Dr. Sanal Mohan Padikaparampil
Curriculum Vitae
Sanal Mohan Padikaparampil is an Associate Professor in the School of Social Sciences of Mahatma Gandhi University, Kottayam, India. He was a Visiting Faculty Associate at the Centre for the Advanced Study of India, University of Pennsylvania, USA in 2011.
In 2008, he was a Graduate School Postdoctoral Fellow in Colonial and Postcolonial Studies at the Department of History and ICIS/RDI Research Fellow, Emory University, Atlanta, the USA. He was formerly a Fellow in History at Centre for the Studies in Social Sciences Calcutta, Kolkata; Charles Wallace India Fellow in History, School of Oriental and African Studies, University of London. He also worked as Honorary Research Associate, Social Anthropology Programme of Massey University, New Zealand.
His thesis, “Imagining Equality: Modernity and Social Transformation of Lower Castes in Colonial Kerala,” analyses Protestant Christianity, colonial modernity and social identities of Dalits in nineteenth and twentieth-century Kerala. His analysis of Prathyaksha Raksha Daiva Sabha, one of the religious and social movements of Dalits in the early twentieth century shows the social dynamics of Protestant Christianity in the South Western coast of India. He has also published research articles on the discourses and practices of this particular movement. His methodology is a combination of historical and ethnographical research.
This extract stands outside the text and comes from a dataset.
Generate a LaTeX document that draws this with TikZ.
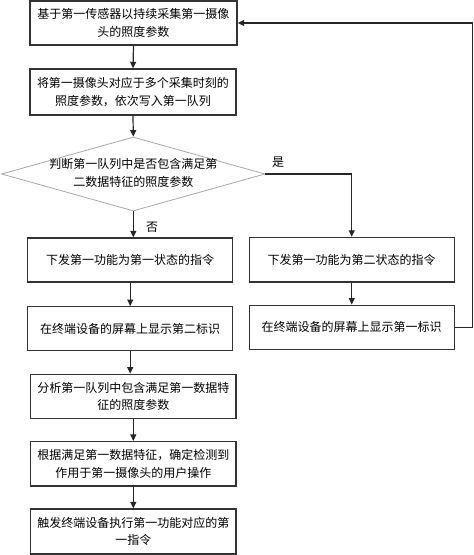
\documentclass[tikz,border=0pt]{standalone}
\usepackage{fontspec}
\newfontfamily\cjk{Noto Sans CJK SC}
\usetikzlibrary{arrows.meta,shapes.geometric}
\definecolor{boxline}{HTML}{333333}
\definecolor{diaml}{HTML}{A8A8A8}
\tikzset{
  stepbox/.style={draw=boxline, line width=1.4pt, fill=white, inner sep=0pt,
    align=center, font=\cjk\fontsize{12}{17.5}\selectfont, text=black},
  decision/.style={diamond, draw=diaml, line width=0.8pt, inner sep=0pt},
  lbl/.style={font=\cjk\fontsize{12}{17.5}\selectfont, align=center, inner sep=0pt},
  conn/.style={draw=black!85, line width=1.2pt, -{Triangle[length=6.5pt,width=6pt]}},
  plain/.style={draw=black!85, line width=1.2pt}
}
\begin{document}
\begin{tikzpicture}[x=1pt,y=-1pt]
\useasboundingbox (0,0) rectangle (474,555);
\node[stepbox, minimum width=207pt, minimum height=44pt] (b1) at (133.5,23)
  {基于第一传感器以持续采集第一摄像\\头的照度参数};
\node[stepbox, minimum width=206pt, minimum height=46pt] (b2) at (133,92)
  {将第一摄像头对应于多个采集时刻的\\照度参数，依次写入第一队列};
\node[decision, minimum width=263.5pt, minimum height=74pt] (d) at (133.3,174) {};
\node[lbl] (dt) at (133.3,173) {判断第一队列中是否包含满足第\\二数据特征的照度参数};
\node[stepbox, minimum width=205pt, minimum height=44pt] (b3) at (130.2,260)
  {下发第一功能为第一状态的指令};
\node[stepbox, minimum width=205pt, minimum height=44.5pt] (b4) at (351.7,259.7)
  {下发第一功能为第二状态的指令};
\node[stepbox, minimum width=205pt, minimum height=44pt] (b5) at (130.2,328.7)
  {在终端设备的屏幕上显示第二标识};
\node[stepbox, minimum width=205pt, minimum height=44pt] (b6) at (351.7,327.2)
  {在终端设备的屏幕上显示第一标识};
\node[stepbox, minimum width=205.3pt, minimum height=44pt] (b7) at (133.3,396.3)
  {分析第一队列中包含满足第一数据特\\征的照度参数};
\node[stepbox, minimum width=205.3pt, minimum height=44.3pt] (b8) at (133.3,463.8)
  {根据满足第一数据特征，确定检测到\\作用于第一摄像头的用户操作};
\node[stepbox, minimum width=205.3pt, minimum height=45pt] (b9) at (133.3,531.5)
  {触发终端设备执行第一功能对应的第\\一指令};
\node[lbl] (no) at (152,227) {否};
\node[lbl] (yes) at (278,162) {是};
\coordinate (fb) at (472.7,23);
\draw[conn] (b1.south) -- (b2.north);
\draw[conn] (b2.south) -- (d.north);
\draw[conn] (d.south) -- (d.south |- b3.north);
\draw[conn] (d.east) -| (b4.north);
\draw[conn] (b3.south) -- (b5.north);
\draw[conn] (b4.south) -- (b6.north);
\draw[conn] (b5.south) -- (b5.south |- b7.north);
\draw[conn] (b7.south) -- (b8.north);
\draw[conn] (b8.south) -- (b9.north);
\draw[plain] (b6.east) -| (fb);
\draw[conn] (fb) -- (b1.east);
\end{tikzpicture}
\end{document}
His current areas of research interest include colonial modernity, social movements and questions of identity, Dalit Movements and Christianity in India.
Sanal Mohan has been awarded a two-year research grant (September 2012-August 2014) by the Social Science Research Council, New York for the research proposal “From the Lord’s Prayer to Invoking Slavery through Prayers: Religious Practices and Dalits in Kerala, India.” At the Max Planck Institute for the Study of Religious and Ethnic Diversity he will work on a monograph on the above theme and interact with the academic community at the Institute.